Chell retrieves GLaDOS and they form a reluctant partnership to stop Wheatley before his mistakes destroy the complex. Ascending through laborataries built in the 1960s, 70s and 80s, they discover audio recordings by Aperture founder Cave Johnson (J. K. Simmons);[29] the recordings reveal how Aperture slowly lost money and prestige, and that Johnson was poisoned by moon dust used to manufacture portal-conductive surfaces.[30] His last request was for the mind of his assistant Caroline (McLain) to be transferred to computer, creating GLaDOS. GLaDOS is troubled by the discovery.[30]

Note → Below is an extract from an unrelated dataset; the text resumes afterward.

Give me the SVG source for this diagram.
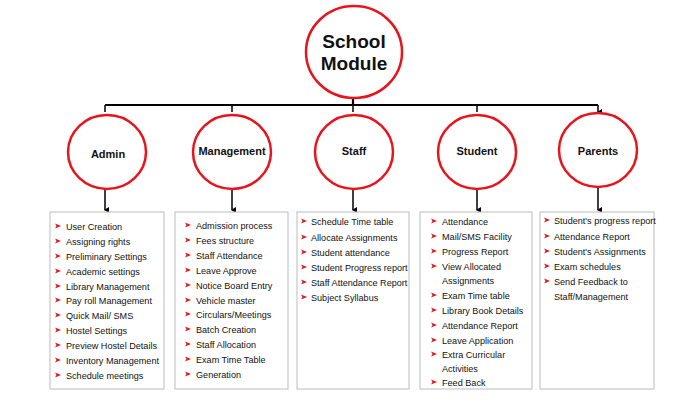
<svg xmlns="http://www.w3.org/2000/svg" width="700" height="400" viewBox="0 0 700 400">
<style>
.c{fill:#fff;stroke:#e8141c;stroke-width:2.5}
.t{font-family:"Liberation Sans",Arial,sans-serif;font-weight:bold;fill:#111;text-anchor:middle}
.b{fill:#fff;stroke:#bbb;stroke-width:1}
.l{font-family:"Liberation Sans",Arial,sans-serif;font-size:9.1px;fill:#111}
.k{stroke:#000;stroke-width:2.2;fill:none}
.a{stroke:#000;stroke-width:1.5;fill:none}
</style>
<defs>
<marker id="ar" markerWidth="6" markerHeight="6" refX="3" refY="5" orient="auto" markerUnits="userSpaceOnUse" viewBox="0 0 6 6"><path d="M0,1 L3,6 L6,1 Z" fill="#000"/></marker>
<path id="bu" d="M-3,-2.5 L3,0 L-3,2.5 L-1.5,0 Z" fill="#e8141c"/>
</defs>
<g id="connectors">
<path class="k" d="M353,99 V105 M105,105 H598"/>
<path class="a" d="M105,105 V112 M232,105 V112 M353,105 V112 M477,105 V112 M598,105 V112" marker-end="url(#ar)"/>
<path class="a" d="M105,189 V210" marker-end="url(#ar)"/>
<path class="a" d="M232,189 V210" marker-end="url(#ar)"/>
<path class="a" d="M353,189 V210" marker-end="url(#ar)"/>
<path class="a" d="M477,189 V210" marker-end="url(#ar)"/>
<path class="a" d="M598,187 V210" marker-end="url(#ar)"/>
</g>
<g id="school"><ellipse class="c" cx="354" cy="52" rx="48" ry="46"/><text class="t" x="354" y="48" font-size="19">School</text><text class="t" x="354" y="70" font-size="19">Module</text></g>
<g id="admin"><ellipse class="c" cx="107" cy="152" rx="39" ry="37"/><text class="t" x="108" y="158" font-size="11">Admin</text></g>
<g id="management"><ellipse class="c" cx="232" cy="152" rx="39" ry="37"/><text class="t" x="232" y="155" font-size="11">Management</text></g>
<g id="staff"><ellipse class="c" cx="354" cy="152" rx="39" ry="37"/><text class="t" x="354" y="155" font-size="11">Staff</text></g>
<g id="student"><ellipse class="c" cx="477" cy="152" rx="39" ry="37"/><text class="t" x="477" y="155" font-size="11">Student</text></g>
<g id="parents"><ellipse class="c" cx="598" cy="150" rx="39" ry="37"/><text class="t" x="598" y="155" font-size="11">Parents</text></g>
<g id="admin-list"><rect class="b" x="50" y="212" width="114" height="177"/>
<g class="l">
<use href="#bu" x="58" y="226"/><text x="66" y="229.5">User Creation</text>
<use href="#bu" x="58" y="241"/><text x="66" y="244.5">Assigning rights</text>
<use href="#bu" x="58" y="256"/><text x="66" y="259.5">Preliminary Settings</text>
<use href="#bu" x="58" y="271"/><text x="66" y="274.5">Academic settings</text>
<use href="#bu" x="58" y="286"/><text x="66" y="289.5">Library Management</text>
<use href="#bu" x="58" y="300"/><text x="66" y="303.5">Pay roll Management</text>
<use href="#bu" x="58" y="315"/><text x="66" y="318.5">Quick Mail/ SMS</text>
<use href="#bu" x="58" y="330"/><text x="66" y="333.5">Hostel Settings</text>
<use href="#bu" x="58" y="345"/><text x="66" y="348.5">Preview Hostel Details</text>
<use href="#bu" x="58" y="360"/><text x="66" y="363.5">Inventory Management</text>
<use href="#bu" x="58" y="375"/><text x="66" y="378.5">Schedule meetings</text>
</g></g>
<g id="management-list"><rect class="b" x="175" y="212" width="113" height="177"/>
<g class="l">
<use href="#bu" x="188" y="225"/><text x="196" y="228.5">Admission process</text>
<use href="#bu" x="188" y="240"/><text x="196" y="243.5">Fees structure</text>
<use href="#bu" x="188" y="255"/><text x="196" y="258.5">Staff Attendance</text>
<use href="#bu" x="188" y="270"/><text x="196" y="273.5">Leave Approve</text>
<use href="#bu" x="188" y="285"/><text x="196" y="288.5">Notice Board Entry</text>
<use href="#bu" x="188" y="300"/><text x="196" y="303.5">Vehicle master</text>
<use href="#bu" x="188" y="314"/><text x="196" y="317.5">Circulars/Meetings</text>
<use href="#bu" x="188" y="329"/><text x="196" y="332.5">Batch Creation</text>
<use href="#bu" x="188" y="344"/><text x="196" y="347.5">Staff Allocation</text>
<use href="#bu" x="188" y="359"/><text x="196" y="362.5">Exam Time Table</text>
<use href="#bu" x="188" y="374"/><text x="196" y="377.5">Generation</text>
</g></g>
<g id="staff-list"><rect class="b" x="297" y="212" width="112" height="177"/>
<g class="l">
<use href="#bu" x="304" y="221"/><text x="311" y="224.5">Schedule Time table</text>
<use href="#bu" x="304" y="237"/><text x="311" y="240.5">Allocate Assignments</text>
<use href="#bu" x="304" y="252"/><text x="311" y="255.5">Student attendance</text>
<use href="#bu" x="304" y="267"/><text x="311" y="270.5">Student Progress report</text>
<use href="#bu" x="304" y="282"/><text x="311" y="285.5">Staff Attendance Report</text>
<use href="#bu" x="304" y="297"/><text x="311" y="300.5">Subject Syllabus</text>
</g></g>
<g id="student-list"><rect class="b" x="420" y="212" width="112" height="177"/>
<g class="l">
<use href="#bu" x="434" y="221"/><text x="442" y="224.5">Attendance</text>
<use href="#bu" x="434" y="236"/><text x="442" y="239.5">Mail/SMS Facility</text>
<use href="#bu" x="434" y="251"/><text x="442" y="254.5">Progress Report</text>
<use href="#bu" x="434" y="266"/><text x="442" y="269.5">View Allocated</text>
<text x="442" y="284">Assignments</text>
<use href="#bu" x="434" y="295"/><text x="442" y="298.5">Exam Time table</text>
<use href="#bu" x="434" y="310"/><text x="442" y="313.5">Library Book Details</text>
<use href="#bu" x="434" y="325"/><text x="442" y="328.5">Attendance Report</text>
<use href="#bu" x="434" y="340"/><text x="442" y="343.5">Leave Application</text>
<use href="#bu" x="434" y="354"/><text x="442" y="357.5">Extra Curricular</text>
<text x="442" y="372">Activities</text>
<use href="#bu" x="434" y="382"/><text x="442" y="385.5">Feed Back</text>
</g></g>
<g id="parents-list"><rect class="b" x="540" y="212" width="114" height="177"/>
<g class="l">
<use href="#bu" x="547" y="220"/><text x="554" y="223.5">Student's progress report</text>
<use href="#bu" x="547" y="236"/><text x="554" y="239.5">Attendance Report</text>
<use href="#bu" x="547" y="251"/><text x="554" y="254.5">Student's Assignments</text>
<use href="#bu" x="547" y="266"/><text x="554" y="269.5">Exam schedules</text>
<use href="#bu" x="547" y="281"/><text x="554" y="284.5">Send Feedback to</text>
<text x="554" y="299.5">Staff/Management</text>
</g></g>
</svg>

Chell and GLaDOS return to the modern chambers and navigate Wheatley's test chambers.[31] Chell attaches three corrupted personality cores (Nolan North)[32] to Wheatley and prepares to restore GLaDOS as controller. However, Wheatley destroys the button needed to activate the transfer, and the facility begins to self-destruct. When the roof collapses, Chell places a portal on the moon. She and Wheatley are pulled into the vacuum of space[33] while GLaDOS reasserts her control. GLaDOS retrieves Chell and Wheatley is left in space.[34] When Chell awakens, GLaDOS claims to have learned "valuable lessons" about humanity from the remnants of Caroline,[34] but deletes Caroline's personality.[35] Deciding that Chell is not worth the trouble of killing, GLaDOS releases her.[36]
Cooperative campaign
The cooperative story takes place after the single-player campaign and has some ties into it, but players are not required to play them in order.[37] Player characters Atlas and P-Body are bipedal robots who navigate five sets of test chambers together, each with a fully functioning portal gun. After completing a test chamber, the robots are disassembled and reassembled at the next chamber. After completing each set of chambers, they are returned to a central hub. The puzzles in each set of chambers focus on a particular testing element or puzzle-solving technique. In the first four sets, GLaDOS prepares the robots to venture outside of the test systems of Aperture Laboratories to recover data disks. She destroys them and restores their memories to new bodies—which also happens when they die in a test chamber hazard. At first, GLaDOS is excited about her non-human test subjects, but later becomes dissatisfied because the two robots cannot truly die, and at one point also gets uncomfortable with their close partnership.[38] At the end of the story, the robots gain entry to "the Vault", where humans are stored in stasis.[31] GLaDOS gives thanks to the robots on locating the humans, whom she sees as new test subjects, and the game ends.[38]